I tried to search through the documentation for the latest gpu's; this as openCL defines quite a lot. Basically everything here:
Majority of that i indexed and have read. Very impressed by the improved documentation if we compare it with a few years ago (last indexation, start 2007).
Yet there is a lot of questions. This especially because majority of everything that has to do with prime numbers is pretty much sequential. Making a parallel framework for that is not exactly easy.
At Nvidia there is for example now a program that can do the exponent squaring for the Trial factorisation, but the hard work of sieving gets done at cpu's. In case of a 3200 core AMD that would practical mean the entire 8 gigabyte gets eaten, as it can proces more than a small nvidia card.
In short the huge progress of gpu processing power also simply no longer allows simple forms of parallellism. An 8 gigabyte link for a card that can handle teraflops is not really useful
Time therefore to start designing a model on paper and then if it seems to work on paper implement it. In my case we search for Wagstaff primes (Jeff Gilchrist, Paul Underwood, Tony Reix, Vincent Diepeveen - in reverse read the DRUG team).

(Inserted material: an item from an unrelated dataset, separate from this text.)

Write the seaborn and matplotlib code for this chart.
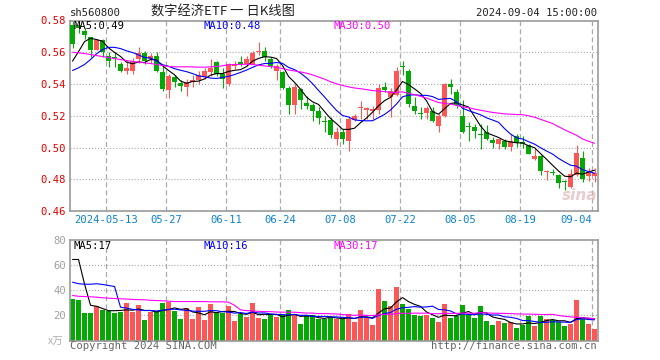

A big problem always with all that prime number software is that you combine a number of different things, which basically could be different programs. But the bandwidth between both programs is so huge, that there is a big need of course for being able to run different program counters. So i have a number of architecture questions.
a) is it correct that the 5970 card has 2 gpu's, so all 5970 models,
and that each gpu's architecture has 16 SIMD's and each SIMD
consists out of 20 cores which exist out of 5 streamcores each?
16 * 20 * 5 = 1600
b) in manual i see the 5 streamcores, forming 1 compute unit, execute exactly the same instruction at the same time. Is that correct?
c) Now most important question: is it possible that 2 programs or more run at the same time in the gpu, executing different instructions at the same time;, i understand a concept of openCL is workgroups. How many workgroups can execute DIFFERENT code at the same time and how many streamcores ideally form a workgroup, if i want the full 3200 cores busy?
I see a number of 256, for me that's not needed at all, i'd go for 4 as it seems now but they HAVE to execute different code at the same time, as 1 workgroup generates small primes that get fed into the factoring workgroup.
The speed at which small primes get generated (say up to a bit or 96) is so fast and at just a few cores, that it is impossible to decouple the problem in the manner how the CUDA project is doing it. 3000+ cores that factor eat more primes than any PCI-E link can proces, even if you'd get that in a prefetched manner.
So in short can workgroups that executes at the same time execute different code, so the instruction stream that reaches each workgroup is a different program?
I know historically ATI could not do this, but i do not know the status now that there is so many cores that it is becoming hard to have the same code executed at all the cores at the same time and basically openCL demands it.
It would make of course no sense to execute at a core or 32 a program and have 3100 cores idle, then sit and wait until they generated the next batch and have 3200 cores proces the batch then.
Meanwhile i can't really buffer the batch very well into the RAM, as the full RAM already gets used as a cache for other purposes and there is just a gigabyte or 2 per GPU.
It is good that the manual says you can completely access the entire DEVICE ram. Very great! Really like that.
Thanks for answerring,